= Jennifer Burns (historian) =

American historian (born 1975)

Jennifer Burns (born 1975) is an American historian serving as the Edgar E. Robinson Professor in United States History at Stanford University and as a research fellow at the Hoover Institution. She previously served as assistant professor of history at the University of Virginia from 2007 to 2012. Her research focuses on 20th-century U.S. political and cultural history, including the history of markets, capitalism, and economic ideas.

Burns has published major intellectual biographies of American political-economic thinkers, notably Goddess of the Market (2009) and Milton Friedman: The Last Conservative (2023). Goddess of the Market was reviewed in outlets such as Booklist, The Washington Times, and The New York Times, generally receiving a favorable reception.

== Early life and education ==
Burns grew up in Connecticut. She received her bachelor's degree in history from Harvard University in 1998 and her MA and PhD in history from the University of California, Berkeley.

== Works ==
=== Goddess of the Market: Ayn Rand and the American Right ===
Burns' 2009 book, Goddess of the Market: Ayn Rand and the American Right, examines Ayn Rand's intellectual and political influence, as well as her complex personal life. Burns received access to Rand's personal archives, the Ayn Rand Papers, which helped her provide a detailed account of Rand's rise to prominence, particularly her development of Objectivist philosophy and its enduring impact on American conservatism. Burns highlights Rand's important relationships, including her affair with Nathaniel Branden, who played a significant role in her intellectual circle. Rand's contentious relationship with religious conservatism and her evolving views on libertarianism are also explored. Burns shows why Rand's philosophy continues to resonate and how her life and reputation diverged from the ideals she championed.

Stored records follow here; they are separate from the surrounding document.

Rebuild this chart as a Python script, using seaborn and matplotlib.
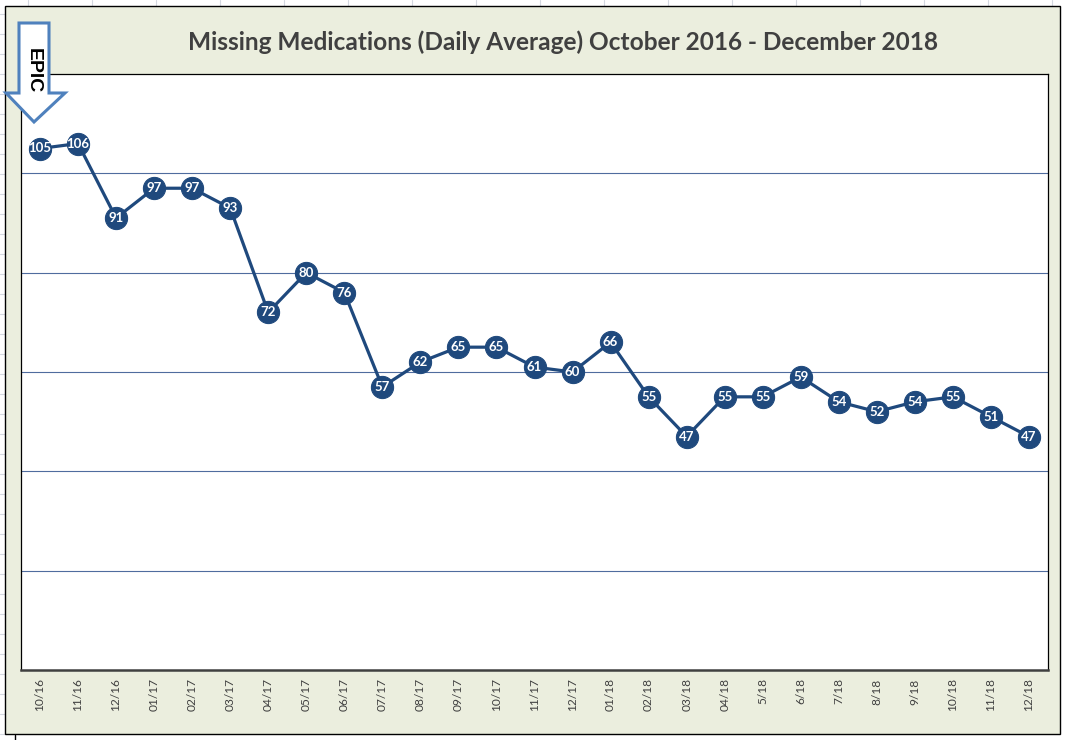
import seaborn as sns
import pandas as pd
import matplotlib.pyplot as plt
from matplotlib.patches import Rectangle, Polygon
from matplotlib.lines import Line2D

# data
months = ['10/16', '11/16', '12/16', '01/17', '02/17', '03/17', '04/17', '05/17', '06/17',
          '07/17', '08/17', '09/17', '10/17', '11/17', '12/17', '01/18', '02/18', '03/18',
          '04/18', '5/18', '6/18', '7/18', '8/18', '9/18', '10/18', '11/18', '12/18']
missing = [105, 106, 91, 97, 97, 93, 72, 80, 76, 57, 62, 65, 65, 61, 60, 66, 55, 47,
           55, 55, 59, 54, 52, 54, 55, 51, 47]
grid_values = [20, 40, 60, 80, 100]

sns.set_style('white')
plt.rcParams['font.family'] = ['Lato', 'DejaVu Sans']

W, H = 1066, 740
fig = plt.figure(figsize=(W / 100, H / 100), dpi=100, facecolor='white')


def fx(px):
    return px / W


def fy(py):
    return 1 - py / H


# spreadsheet cell lines behind the chart
for yy in range(14, H, 20):
    fig.add_artist(Line2D([0, fx(6)], [fy(yy), fy(yy)], color='#D4D8E0', lw=0.8, zorder=-3))
for xx in range(28, W, 64):
    fig.add_artist(Line2D([fx(xx), fx(xx)], [1, fy(6)], color='#D4D8E0', lw=0.8, zorder=-3))

# chart area
fig.add_artist(Rectangle((fx(5), fy(734)), fx(1060) - fx(5), fy(6) - fy(734),
                         facecolor='#EBEEDE', edgecolor='black', lw=1, zorder=-2))
fig.add_artist(Line2D([fx(15), fx(15)], [fy(735), 0], color='black', lw=1, zorder=-2))

ax = fig.add_axes([fx(21), fy(670), fx(1048) - fx(21), fy(74) - fy(670)])
ax.set_facecolor('white')

df = pd.DataFrame({'pos': range(len(months)), 'month': months, 'value': missing})

for g in grid_values:
    ax.axhline(g, color='#4F6C9E', lw=0.8, zorder=1)

sns.lineplot(data=df, x='pos', y='value', ax=ax, color='#1F497D', lw=2.3,
             marker='o', markersize=16, markeredgecolor='#1F497D', zorder=3)

for i, v in enumerate(df['value']):
    ax.text(i, v, str(v), color='white', fontsize=9.5, fontweight='bold',
            ha='center', va='center', zorder=4)

ax.set_xlim(-0.5, len(months) - 0.5)
ax.set_ylim(0, 120)
ax.set_yticks([])
ax.set_xticks(range(len(months)))
ax.set_xticklabels(months, rotation=90, fontsize=8.6, color='#404040')
ax.tick_params(axis='x', length=0, pad=6)
ax.set_xlabel('')
ax.set_ylabel('')
for side in ['top', 'left', 'right']:
    ax.spines[side].set_color('black')
    ax.spines[side].set_linewidth(0.9)
ax.spines['bottom'].set_color('#404040')
ax.spines['bottom'].set_linewidth(1.8)

fig.text(fx(563), fy(42), 'Missing Medications (Daily Average) October 2016 - December 2018',
         ha='center', va='center', fontsize=17.6, fontweight='bold', color='#404040')

# EPIC arrow
arrow_px = [(19, 23), (49, 23), (49, 93), (65, 93), (34, 122), (6, 93), (19, 93)]
fig.add_artist(Polygon([(fx(a), fy(b)) for a, b in arrow_px], closed=True,
                       facecolor='white', edgecolor='#4F81BD', lw=2.2, zorder=10))
fig.text(fx(33), fy(71), 'EPIC', rotation=-90, ha='center', va='center',
         fontsize=14, fontweight='bold', color='black', family='Liberation Sans', zorder=11)

fig.savefig('out.png', dpi=100, facecolor='white')
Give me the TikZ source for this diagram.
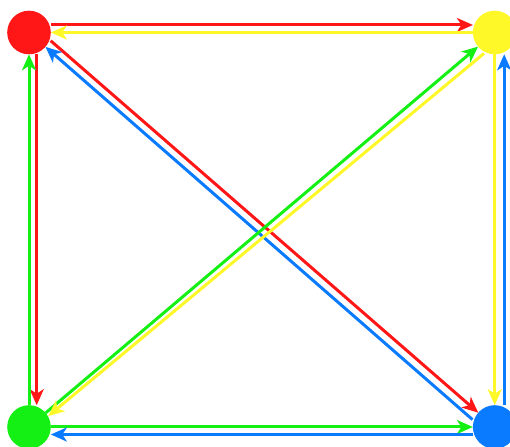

As part of the promotion of the book, Burns was interviewed by Jon Stewart on The Daily Show.

=== Milton Friedman: The Last Conservative ===
Burns' 2023 book, Milton Friedman: The Last Conservative, explores the life and ideas of Milton Friedman, an important figure in 20th-century economics. Burns delves into Friedman's role in shaping modern economic thought, his contributions to the understanding of inflation, and the evolution of economics as a profession. Burns portrays Friedman not just as an economist but as a public intellectual whose advocacy for personal freedom and critique of government intervention left a lasting impact on American conservatism. Burns traces Friedman's career from his early days in the era before mathematical modeling dominated economics, describing his ability to voice complex ideas to a broader audience. The book also examines Friedman's willingness to collaborate with female economists, as well as his openness to promoting ideas that were initially out of favor. Burns situates Friedman alongside Rand, noting the parallel tracks through which both figures advanced libertarian ideas, contributing to the conservative shift in American political ideology in the late 20th century. Burn's choice to label Friedman a conservative was criticized by David R. Henderson of the Cato Institute. Henderson states that Friedman would be more accurately described as a classical liberal due to some of his social views.

== Honors and awards ==
In 1998, Burns was awarded the Thomas T. Hoopes Prize by Harvard University. In 2010, she was named Top Young Historian by the History News Network. For the 2017–2018 years, she was honoured with the Fellowship for University Professors by the National Endowment for the Humanities.